Résultat, les avocats de la défense attaquent son travail dans "une maison où les comptes personnels étaient tenus au crayon à papier par l'ancienne comptable, où les dates d'entrée et de sortie étaient parfois incohérentes et où encore les talons de chèques n'étaient pas forcément remplis...", résume Sud Ouest.

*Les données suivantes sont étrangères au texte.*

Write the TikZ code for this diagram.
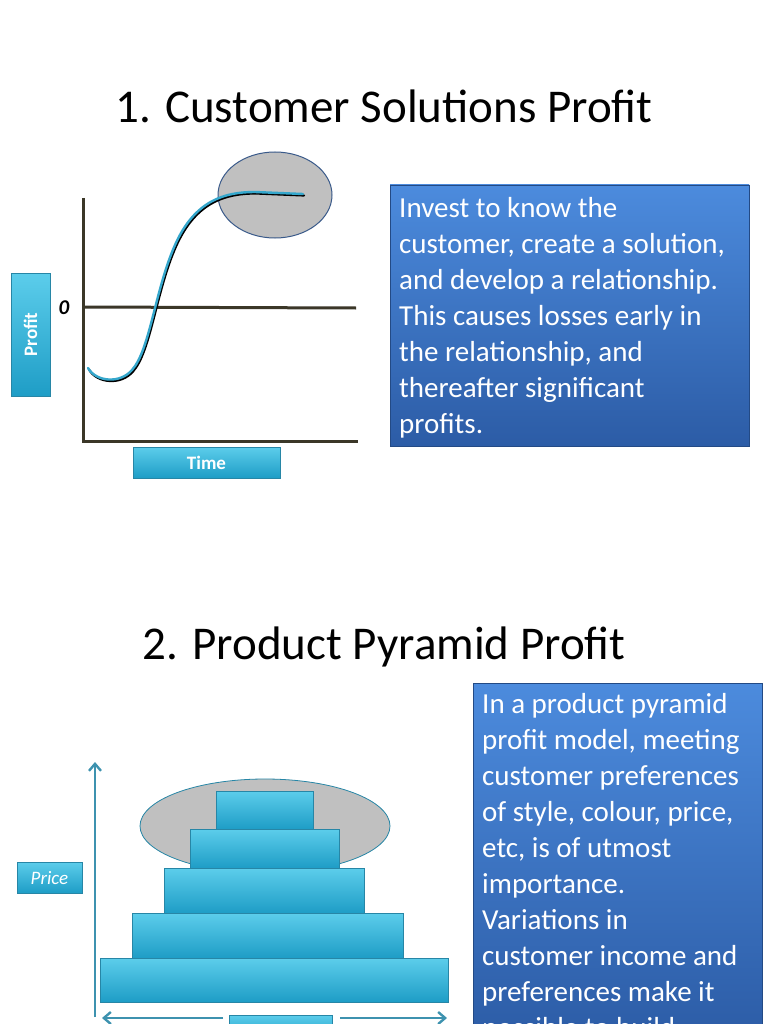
\documentclass[tikz,border=0pt]{standalone}
\usepackage{fontspec}
\setmainfont{Carlito}
\usetikzlibrary{arrows.meta,shapes.geometric}
\definecolor{cyanA}{HTML}{5CCDEB}
\definecolor{cyanB}{HTML}{1E9DC6}
\definecolor{cyanE}{HTML}{2786A6}
\definecolor{blueA}{HTML}{4C8BDD}
\definecolor{blueB}{HTML}{2C5CA6}
\definecolor{axisc}{HTML}{3B3728}
\definecolor{ellc}{HTML}{C0C0C0}
\definecolor{elle}{HTML}{3A5A8A}
\tikzset{
  cbox/.style={draw=cyanE, line width=0.8pt, top color=cyanA, bottom color=cyanB},
  bbox/.style={draw=blueB!80!black, line width=0.8pt, top color=blueA, bottom color=blueB},
  axisl/.style={draw=axisc, line width=3pt},
  ellnode/.style={ellipse, fill=ellc, line width=1pt, inner sep=0pt},
  btxt/.style={text=white, font=\fontsize{29}{36}\selectfont, align=left, anchor=north west, inner sep=0pt},
  ttl/.style={font=\fontsize{47}{52}\selectfont, inner sep=0pt},
  carrow/.style={draw=cyanE!90!white, line width=2.4pt, -{Straight Barb[length=7pt,width=12pt]}},
}
\begin{document}
\begin{tikzpicture}[x=1pt,y=-1pt]
\useasboundingbox (0,0) rectangle (768,1024);
\clip (0,0) rectangle (768,1024);
\fill[white] (0,0) rectangle (768,1024);
% ---- Part 1
\node[ttl] (t1) at (384,106) {1. Customer Solutions Profit};
\node[ellnode, draw=elle, minimum width=114, minimum height=86] (e1) at (275,195) {};
\coordinate (ytop) at (83,198);
\coordinate (org) at (83,441);
\coordinate (xend) at (358,441);
\coordinate (z0) at (83,307);
\coordinate (z1) at (356,308);
\draw[axisl] (ytop) -- (org) -- (xend);
\draw[axisl] (z0) -- (z1);
\node[font=\bfseries\itshape\fontsize{21}{21}\selectfont] (zero) at (64,308) {0};
\draw[cbox] (11,273) rectangle (50,396);
\node[rotate=90, text=white, font=\bfseries\fontsize{19}{19}\selectfont] (prof) at (30.5,334.5) {Profit};
\draw[cbox] (133,447) rectangle (280,478);
\node[text=white, font=\bfseries\fontsize{19}{19}\selectfont] (time) at (206.5,463) {Time};
% curve
\draw[black, line width=2.2pt, line cap=round, shift={(1,1.5)}] (88,368) .. controls (96,382) and (120,384) .. (132,370) .. controls (150,350) and (155,290) .. (175,245) .. controls (195,200) and (225,192) .. (255,192) -- (303,194);
\draw[cyanB!90!white, line width=2.4pt, line cap=round] (88,368) .. controls (96,382) and (120,384) .. (132,370) .. controls (150,350) and (155,290) .. (175,245) .. controls (195,200) and (225,192) .. (255,192) -- (303,194);
% text box 1
\draw[bbox] (390,185) rectangle (749,446);
\node[btxt] (tx1) at (399,197) {Invest to know the\\customer, create a solution,\\and develop a relationship.\\This causes losses early in\\the relationship, and\\thereafter significant\\profits.};
% ---- Part 2
\node[ttl] (t2) at (384,647) {2. Product Pyramid Profit};
\draw[bbox] (473,683) rectangle (762,1040);
\node[btxt] (tx2) at (482,693) {In a product pyramid\\profit model, meeting\\customer preferences\\of style, colour, price,\\etc, is of utmost\\importance.\\Variations in\\customer income and\\preferences make it\\possible to build};
\node[ellnode, draw=cyanE, line width=0.8pt, minimum width=250, minimum height=94] (e2) at (265,826) {};
\coordinate (vb) at (95,1017);
\coordinate (vt) at (95,762);
\draw[carrow] (vb) -- (vt);
\draw[cbox] (17,862) rectangle (82,893);
\node[text=white, font=\itshape\fontsize{19}{19}\selectfont] (price) at (49.5,878) {Price};
\draw[cbox] (216,791) rectangle (313,829);
\draw[cbox] (190,829) rectangle (339,868);
\draw[cbox] (164,868) rectangle (364,913);
\draw[cbox] (132,913) rectangle (403,958);
\draw[cbox] (100,958) rectangle (448,1002);
\coordinate (al0) at (223,1018);
\coordinate (al1) at (102,1018);
\coordinate (ar0) at (340,1018);
\coordinate (ar1) at (447,1018);
\draw[carrow] (al0) -- (al1);
\draw[carrow] (ar0) -- (ar1);
\draw[cbox] (229,1015) rectangle (332,1040);
\end{tikzpicture}
\end{document}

Cité par la défense, un expert-comptable judiciaire est venu décrire le "travail peu méthodique de la part de l'ancienne comptable Claire Thibout", poursuit le quotidien. "On a des certitudes sur les mouvements financiers, mais on n'a pas de certitude sur le bénéficiaire de ces mouvements", a-t-il expliqué, interrogé par le procureur Gérard Aldigé, sur un retrait effectué le 18 janvier 2007. 

Une femme éprouvée 

Dans sa déclaration préliminaire lue devant le tribunal, Claire Thibout a fait état de sa "longue descente aux enfers" depuis le début de l'affaire. L'ancienne employée a été entendue par visioconférence pour des raisons de santé. Elle met aussi en avant des pressions psychologiques. "Tout a été fait pour essayer de me discréditer", assure-t-elle, ajoutant, comme l'indique une journaliste de France Inter sur Twitter, avoir glissé du statut de "témoin" à celui de "coupable". 

"Ma cliente a été démolie par cette affaire, affirme son avocat, Antoine Gillot, alors qu'elle est une femme intègre et irréprochable." Pour autant, la défense de François-Marie Banier et d'Eric Woerth n'a pas pris de gants pour mettre l'ex-employée de la milliardaire face à ses contradictions. A bout, celle-ci s'est écriée : "Je crois qu'il faut mettre fin à cette conversation !" Son audition devait reprendre mardi à 15 heures.